BRIEF
Set down every entry again word for word, please, but skip the pictures.

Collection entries
---
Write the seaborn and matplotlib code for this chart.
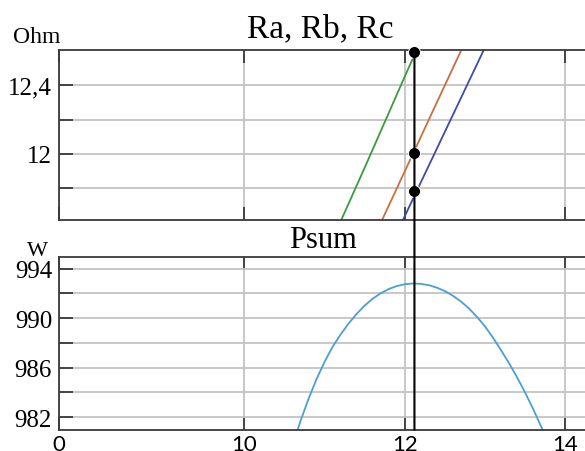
import numpy as np
import pandas as pd
import matplotlib
matplotlib.use('Agg')
import matplotlib.pyplot as plt
import seaborn as sns
from matplotlib.patches import ConnectionPatch

# данные
I_r = [11.0, 11.5, 12.0, 12.5, 13.0, 13.5]
Ra = [11.40, 11.92, 12.45, 12.97, 13.49, 14.00]
Rb = [10.90, 11.40, 11.90, 12.40, 12.90, 13.40]
Rc = [10.66, 11.15, 11.64, 12.13, 12.62, 13.11]

I_p = [10.6, 10.7, 10.8, 10.9, 11.0, 11.1, 11.2, 11.3, 11.4, 11.5, 11.6,
       11.7, 11.8, 11.9, 12.0, 12.1, 12.2, 12.3, 12.4, 12.5, 12.6, 12.7,
       12.8, 12.9, 13.0, 13.1, 13.2, 13.3, 13.4, 13.5, 13.6, 13.7, 13.8]
Psum = [979.65, 981.65, 983.45, 985.05, 986.45, 987.67, 988.67, 989.56,
        990.34, 991.01, 991.57, 992.01, 992.35, 992.59, 992.74, 992.80,
        992.77, 992.66, 992.46, 992.18, 991.80, 991.34, 990.77, 990.09,
        989.31, 988.40, 987.38, 986.33, 985.18, 983.95, 982.62, 981.19,
        979.68]

I_cursor = 12.12
R_cursor = [12.593, 12.006, 11.785]

sns.set_theme(style='white')
plt.rcParams['font.family'] = ['Liberation Serif', 'DejaVu Serif']
plt.rcParams['text.color'] = 'black'
plt.rcParams['xtick.color'] = 'black'
plt.rcParams['ytick.color'] = 'black'

df_r = pd.DataFrame({
    'I': I_r * 3,
    'R': Ra + Rb + Rc,
    'phase': ['Ra'] * len(I_r) + ['Rb'] * len(I_r) + ['Rc'] * len(I_r),
})
df_p = pd.DataFrame({'I': I_p, 'P': Psum})
df_c = pd.DataFrame({'I': [I_cursor] * 3, 'R': R_cursor})

fig = plt.figure(figsize=(5.85, 4.52), dpi=100)
ax1 = fig.add_axes([0.1009, 0.511, 0.9248, 0.3761])
ax2 = fig.add_axes([0.1009, 0.0471, 0.9248, 0.3821])


# ось X: участок 0..10 сжат
def fwd(x):
    x = np.asarray(x, dtype=float)
    return np.where(x <= 10, x * 18.5, 185 + (x - 10) * 80.3)


def inv(y):
    y = np.asarray(y, dtype=float)
    return np.where(y <= 185, y / 18.5, 10 + (y - 185) / 80.3)


grid_c = '#c4c4c4'
spine_c = '#3a3a3a'

for ax in (ax1, ax2):
    ax.set_xscale('function', functions=(fwd, inv))
    ax.set_xlim(0, 14.43)
    ax.set_xticks([0, 10, 12, 14])
    ax.xaxis.set_minor_locator(matplotlib.ticker.NullLocator())
    for s in ax.spines.values():
        s.set_color(spine_c)
        s.set_linewidth(1.3)
    ax.grid(True, which='both', color=grid_c, linewidth=1.3)
    ax.set_axisbelow(True)
    ax.tick_params(axis='y', which='both', direction='in', length=10, width=1.3,
                   color=spine_c, labelcolor='black', left=True, right=False,
                   labelsize=18, pad=5)
    ax.tick_params(axis='x', which='both', direction='in', length=9.5, width=1.3,
                   color=spine_c, labelcolor='black', top=True, bottom=True, pad=3)

# верхний график
sns.lineplot(data=df_r, x='I', y='R', hue='phase',
             palette=['#3c9b3c', '#c8703c', '#3c4ca8'],
             linewidth=1.3, legend=False, ax=ax1)
sns.scatterplot(data=df_c, x='I', y='R', color='black', s=75, zorder=5,
                clip_on=False, legend=False, ax=ax1)
ax1.set_ylim(11.617, 12.603)
ax1.set_yticks([12.0, 12.4])
ax1.set_yticklabels(['12', '12,4'])
ax1.yaxis.set_minor_locator(matplotlib.ticker.FixedLocator([11.8, 12.2]))
ax1.tick_params(axis='x', labelbottom=False)
ax1.set_xlabel('')
ax1.set_ylabel('')
ax1.set_title('Ra, Rb, Rc', fontsize=24, x=0.4834, pad=10)

# нижний график
sns.lineplot(data=df_p, x='I', y='P', color='#4a9fd6', linewidth=1.3, ax=ax2)
ax2.set_ylim(980.98, 994.94)
ax2.set_yticks([982, 986, 990, 994])
ax2.set_yticklabels(['982', '986', '990', '994'])
ax2.yaxis.set_minor_locator(matplotlib.ticker.FixedLocator([984, 988, 992]))
ax2.set_xticklabels(['0', '10', '12', '14'])
for tl in ax2.get_xticklabels():
    tl.set_fontfamily('Lato')
    tl.set_fontsize(16)
ax2.set_xlabel('')
ax2.set_ylabel('')
ax2.set_title('Psum', fontsize=22, x=0.487, pad=7)

# курсор через оба графика
con = ConnectionPatch(xyA=(I_cursor, 12.603), coordsA=ax1.transData,
                      xyB=(I_cursor, 980.98), coordsB=ax2.transData,
                      color='black', linewidth=1.5, zorder=4)
fig.add_artist(con)

fig.text(36.5 / 585, 1 - 43.3 / 452, 'Ohm', fontsize=17, ha='center', va='baseline')
fig.text(37.7 / 585, 1 - 256.5 / 452, 'W', fontsize=16, ha='center', va='baseline')

fig.savefig('out.png', dpi=100)
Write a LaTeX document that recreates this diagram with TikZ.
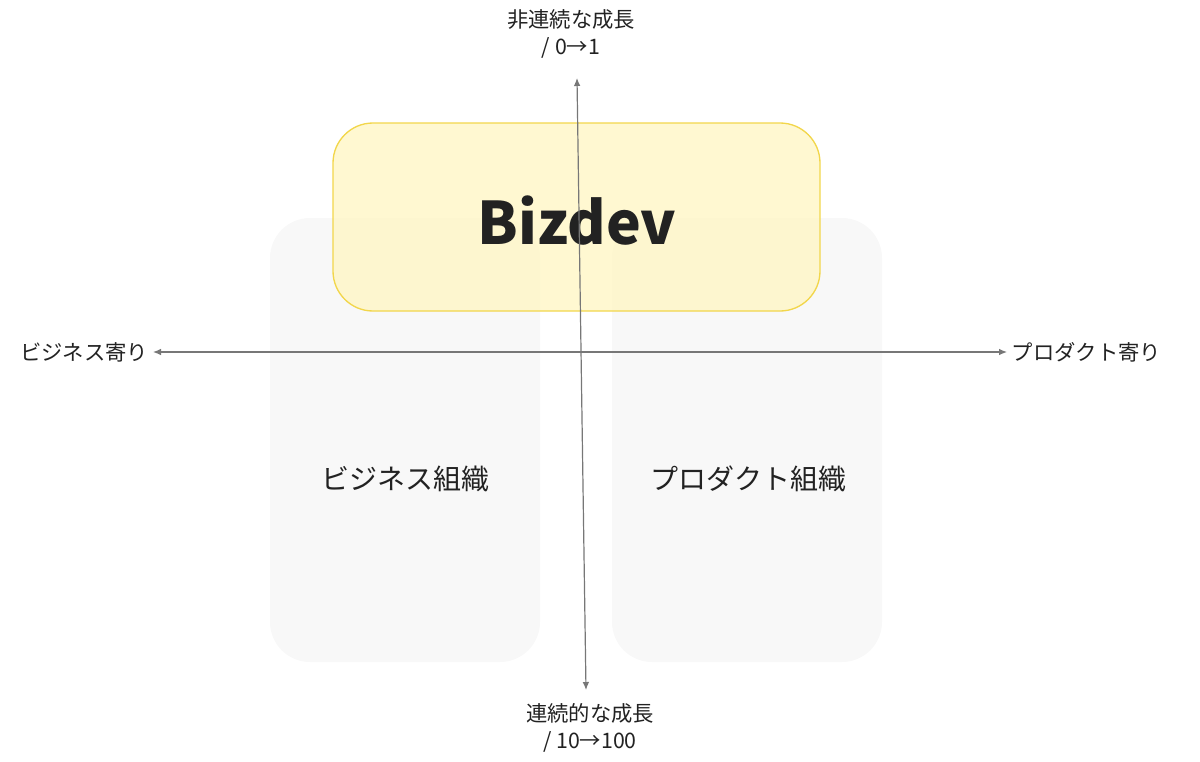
---
RESPONSE TO THIS TASK
Write the seaborn and matplotlib code for this chart.
import numpy as np
import pandas as pd
import matplotlib
matplotlib.use('Agg')
import matplotlib.pyplot as plt
import seaborn as sns
from matplotlib.patches import ConnectionPatch

# данные
I_r = [11.0, 11.5, 12.0, 12.5, 13.0, 13.5]
Ra = [11.40, 11.92, 12.45, 12.97, 13.49, 14.00]
Rb = [10.90, 11.40, 11.90, 12.40, 12.90, 13.40]
Rc = [10.66, 11.15, 11.64, 12.13, 12.62, 13.11]

I_p = [10.6, 10.7, 10.8, 10.9, 11.0, 11.1, 11.2, 11.3, 11.4, 11.5, 11.6,
       11.7, 11.8, 11.9, 12.0, 12.1, 12.2, 12.3, 12.4, 12.5, 12.6, 12.7,
       12.8, 12.9, 13.0, 13.1, 13.2, 13.3, 13.4, 13.5, 13.6, 13.7, 13.8]
Psum = [979.65, 981.65, 983.45, 985.05, 986.45, 987.67, 988.67, 989.56,
        990.34, 991.01, 991.57, 992.01, 992.35, 992.59, 992.74, 992.80,
        992.77, 992.66, 992.46, 992.18, 991.80, 991.34, 990.77, 990.09,
        989.31, 988.40, 987.38, 986.33, 985.18, 983.95, 982.62, 981.19,
        979.68]

I_cursor = 12.12
R_cursor = [12.593, 12.006, 11.785]

sns.set_theme(style='white')
plt.rcParams['font.family'] = ['Liberation Serif', 'DejaVu Serif']
plt.rcParams['text.color'] = 'black'
plt.rcParams['xtick.color'] = 'black'
plt.rcParams['ytick.color'] = 'black'

df_r = pd.DataFrame({
    'I': I_r * 3,
    'R': Ra + Rb + Rc,
    'phase': ['Ra'] * len(I_r) + ['Rb'] * len(I_r) + ['Rc'] * len(I_r),
})
df_p = pd.DataFrame({'I': I_p, 'P': Psum})
df_c = pd.DataFrame({'I': [I_cursor] * 3, 'R': R_cursor})

fig = plt.figure(figsize=(5.85, 4.52), dpi=100)
ax1 = fig.add_axes([0.1009, 0.511, 0.9248, 0.3761])
ax2 = fig.add_axes([0.1009, 0.0471, 0.9248, 0.3821])


# ось X: участок 0..10 сжат
def fwd(x):
    x = np.asarray(x, dtype=float)
    return np.where(x <= 10, x * 18.5, 185 + (x - 10) * 80.3)


def inv(y):
    y = np.asarray(y, dtype=float)
    return np.where(y <= 185, y / 18.5, 10 + (y - 185) / 80.3)


grid_c = '#c4c4c4'
spine_c = '#3a3a3a'

for ax in (ax1, ax2):
    ax.set_xscale('function', functions=(fwd, inv))
    ax.set_xlim(0, 14.43)
    ax.set_xticks([0, 10, 12, 14])
    ax.xaxis.set_minor_locator(matplotlib.ticker.NullLocator())
    for s in ax.spines.values():
        s.set_color(spine_c)
        s.set_linewidth(1.3)
    ax.grid(True, which='both', color=grid_c, linewidth=1.3)
    ax.set_axisbelow(True)
    ax.tick_params(axis='y', which='both', direction='in', length=10, width=1.3,
                   color=spine_c, labelcolor='black', left=True, right=False,
                   labelsize=18, pad=5)
    ax.tick_params(axis='x', which='both', direction='in', length=9.5, width=1.3,
                   color=spine_c, labelcolor='black', top=True, bottom=True, pad=3)

# верхний график
sns.lineplot(data=df_r, x='I', y='R', hue='phase',
             palette=['#3c9b3c', '#c8703c', '#3c4ca8'],
             linewidth=1.3, legend=False, ax=ax1)
sns.scatterplot(data=df_c, x='I', y='R', color='black', s=75, zorder=5,
                clip_on=False, legend=False, ax=ax1)
ax1.set_ylim(11.617, 12.603)
ax1.set_yticks([12.0, 12.4])
ax1.set_yticklabels(['12', '12,4'])
ax1.yaxis.set_minor_locator(matplotlib.ticker.FixedLocator([11.8, 12.2]))
ax1.tick_params(axis='x', labelbottom=False)
ax1.set_xlabel('')
ax1.set_ylabel('')
ax1.set_title('Ra, Rb, Rc', fontsize=24, x=0.4834, pad=10)

# нижний график
sns.lineplot(data=df_p, x='I', y='P', color='#4a9fd6', linewidth=1.3, ax=ax2)
ax2.set_ylim(980.98, 994.94)
ax2.set_yticks([982, 986, 990, 994])
ax2.set_yticklabels(['982', '986', '990', '994'])
ax2.yaxis.set_minor_locator(matplotlib.ticker.FixedLocator([984, 988, 992]))
ax2.set_xticklabels(['0', '10', '12', '14'])
for tl in ax2.get_xticklabels():
    tl.set_fontfamily('Lato')
    tl.set_fontsize(16)
ax2.set_xlabel('')
ax2.set_ylabel('')
ax2.set_title('Psum', fontsize=22, x=0.487, pad=7)

# курсор через оба графика
con = ConnectionPatch(xyA=(I_cursor, 12.603), coordsA=ax1.transData,
                      xyB=(I_cursor, 980.98), coordsB=ax2.transData,
                      color='black', linewidth=1.5, zorder=4)
fig.add_artist(con)

fig.text(36.5 / 585, 1 - 43.3 / 452, 'Ohm', fontsize=17, ha='center', va='baseline')
fig.text(37.7 / 585, 1 - 256.5 / 452, 'W', fontsize=16, ha='center', va='baseline')

fig.savefig('out.png', dpi=100)
Write a LaTeX document that recreates this diagram with TikZ.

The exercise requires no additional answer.